**To be done**
Count how many lines in this material contain "matplotlib". The answer is that number alone.

[start]

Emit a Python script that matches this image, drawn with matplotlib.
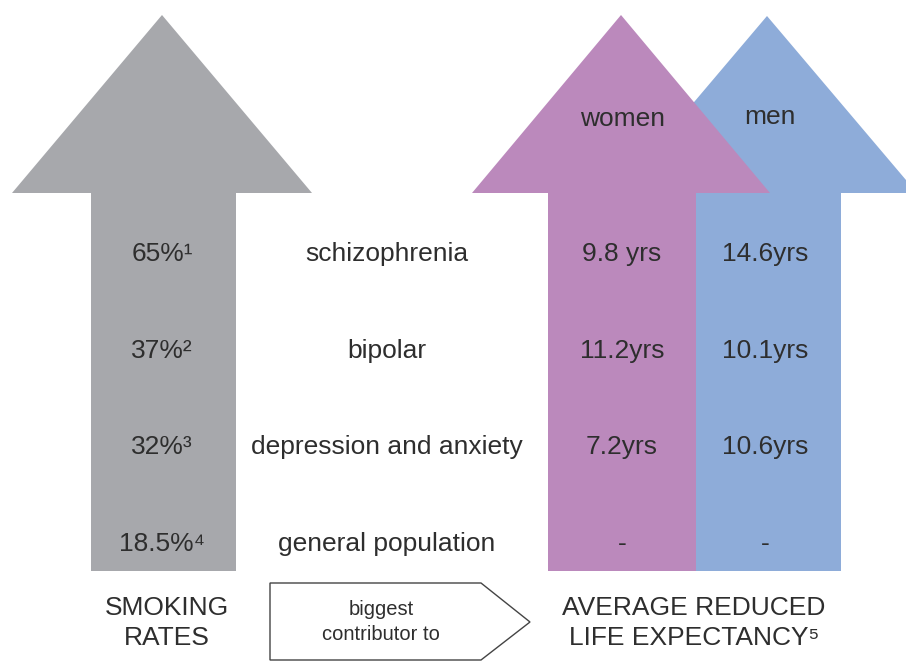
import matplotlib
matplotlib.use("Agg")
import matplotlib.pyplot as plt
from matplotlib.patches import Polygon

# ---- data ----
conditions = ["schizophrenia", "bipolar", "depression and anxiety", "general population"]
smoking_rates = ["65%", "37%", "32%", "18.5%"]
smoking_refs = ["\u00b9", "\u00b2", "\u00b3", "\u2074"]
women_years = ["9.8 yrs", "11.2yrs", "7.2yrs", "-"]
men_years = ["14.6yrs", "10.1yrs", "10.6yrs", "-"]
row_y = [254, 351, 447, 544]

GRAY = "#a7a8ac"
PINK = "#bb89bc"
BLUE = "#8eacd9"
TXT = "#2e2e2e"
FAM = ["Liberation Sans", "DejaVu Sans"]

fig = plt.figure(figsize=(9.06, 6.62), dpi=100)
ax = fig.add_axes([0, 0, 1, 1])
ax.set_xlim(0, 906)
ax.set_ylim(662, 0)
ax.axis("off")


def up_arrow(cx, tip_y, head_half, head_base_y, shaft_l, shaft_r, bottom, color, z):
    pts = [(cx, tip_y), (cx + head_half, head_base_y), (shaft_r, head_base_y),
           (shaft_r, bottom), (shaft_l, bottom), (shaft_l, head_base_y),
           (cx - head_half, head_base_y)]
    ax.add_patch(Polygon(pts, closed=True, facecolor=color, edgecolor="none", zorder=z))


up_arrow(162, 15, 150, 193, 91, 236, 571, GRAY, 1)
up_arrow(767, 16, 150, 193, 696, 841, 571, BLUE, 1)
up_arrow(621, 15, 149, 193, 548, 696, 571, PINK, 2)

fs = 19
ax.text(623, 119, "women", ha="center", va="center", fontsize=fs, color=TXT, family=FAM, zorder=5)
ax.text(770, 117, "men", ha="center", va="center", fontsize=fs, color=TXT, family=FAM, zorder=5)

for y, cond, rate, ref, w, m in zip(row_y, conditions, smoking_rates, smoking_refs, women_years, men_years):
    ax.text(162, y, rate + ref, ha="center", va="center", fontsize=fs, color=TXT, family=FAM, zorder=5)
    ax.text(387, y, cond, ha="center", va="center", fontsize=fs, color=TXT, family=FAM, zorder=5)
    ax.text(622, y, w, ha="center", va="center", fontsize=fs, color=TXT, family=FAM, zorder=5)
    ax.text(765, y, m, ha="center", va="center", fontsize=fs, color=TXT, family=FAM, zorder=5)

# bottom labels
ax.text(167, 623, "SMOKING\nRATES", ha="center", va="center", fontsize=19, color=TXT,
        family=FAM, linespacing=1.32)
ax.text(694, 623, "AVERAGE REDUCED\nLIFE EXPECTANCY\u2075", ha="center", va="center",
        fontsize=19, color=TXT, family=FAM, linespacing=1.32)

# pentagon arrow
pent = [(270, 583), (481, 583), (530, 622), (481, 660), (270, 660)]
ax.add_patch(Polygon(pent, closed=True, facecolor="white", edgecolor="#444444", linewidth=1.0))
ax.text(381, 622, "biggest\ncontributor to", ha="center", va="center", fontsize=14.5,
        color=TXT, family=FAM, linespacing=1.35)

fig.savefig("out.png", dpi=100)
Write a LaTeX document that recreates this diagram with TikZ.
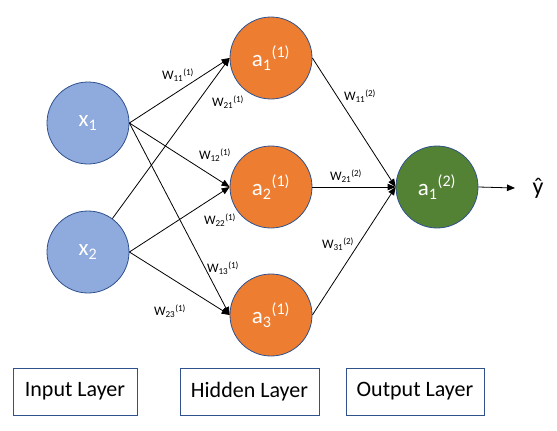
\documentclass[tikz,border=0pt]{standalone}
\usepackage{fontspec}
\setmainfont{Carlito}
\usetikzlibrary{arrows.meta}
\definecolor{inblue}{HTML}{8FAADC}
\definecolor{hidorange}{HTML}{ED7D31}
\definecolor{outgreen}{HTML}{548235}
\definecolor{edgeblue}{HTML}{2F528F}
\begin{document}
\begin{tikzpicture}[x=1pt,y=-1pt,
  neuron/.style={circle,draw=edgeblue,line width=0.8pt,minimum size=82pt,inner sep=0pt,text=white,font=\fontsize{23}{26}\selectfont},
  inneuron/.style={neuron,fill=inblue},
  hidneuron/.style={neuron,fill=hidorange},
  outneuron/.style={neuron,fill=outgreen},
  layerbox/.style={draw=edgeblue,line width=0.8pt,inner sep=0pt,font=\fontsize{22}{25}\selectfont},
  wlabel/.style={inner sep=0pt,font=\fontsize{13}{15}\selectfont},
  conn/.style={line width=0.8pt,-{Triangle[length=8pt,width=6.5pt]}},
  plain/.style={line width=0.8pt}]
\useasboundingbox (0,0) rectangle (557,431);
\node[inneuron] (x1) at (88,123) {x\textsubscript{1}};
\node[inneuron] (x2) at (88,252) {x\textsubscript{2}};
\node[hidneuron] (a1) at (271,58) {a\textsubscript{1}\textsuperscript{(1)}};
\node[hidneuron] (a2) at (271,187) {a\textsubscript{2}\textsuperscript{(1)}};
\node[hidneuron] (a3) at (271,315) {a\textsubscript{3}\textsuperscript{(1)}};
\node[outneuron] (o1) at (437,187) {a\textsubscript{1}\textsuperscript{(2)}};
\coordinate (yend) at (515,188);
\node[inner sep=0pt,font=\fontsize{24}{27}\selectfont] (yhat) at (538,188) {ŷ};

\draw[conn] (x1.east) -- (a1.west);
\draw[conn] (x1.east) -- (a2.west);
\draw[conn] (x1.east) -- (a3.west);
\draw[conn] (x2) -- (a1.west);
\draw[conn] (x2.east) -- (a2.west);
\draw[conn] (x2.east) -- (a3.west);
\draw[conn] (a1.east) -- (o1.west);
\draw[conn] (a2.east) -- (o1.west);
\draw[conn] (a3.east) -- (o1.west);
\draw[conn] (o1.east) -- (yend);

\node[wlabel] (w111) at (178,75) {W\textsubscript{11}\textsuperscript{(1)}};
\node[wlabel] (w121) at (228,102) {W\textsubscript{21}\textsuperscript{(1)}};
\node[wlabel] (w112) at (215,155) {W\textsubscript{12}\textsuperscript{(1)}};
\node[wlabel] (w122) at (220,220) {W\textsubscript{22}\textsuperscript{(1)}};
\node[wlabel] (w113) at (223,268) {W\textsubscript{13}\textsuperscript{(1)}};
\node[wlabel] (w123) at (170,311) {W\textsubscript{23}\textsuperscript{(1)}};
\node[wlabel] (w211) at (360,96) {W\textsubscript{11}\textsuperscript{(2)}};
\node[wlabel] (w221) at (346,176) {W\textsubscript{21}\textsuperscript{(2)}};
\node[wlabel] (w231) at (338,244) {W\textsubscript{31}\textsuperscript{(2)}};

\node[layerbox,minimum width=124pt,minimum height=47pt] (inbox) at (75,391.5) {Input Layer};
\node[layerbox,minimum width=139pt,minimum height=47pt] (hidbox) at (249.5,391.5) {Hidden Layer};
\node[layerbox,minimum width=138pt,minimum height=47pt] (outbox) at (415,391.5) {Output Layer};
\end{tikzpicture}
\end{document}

[end]

**Response**
5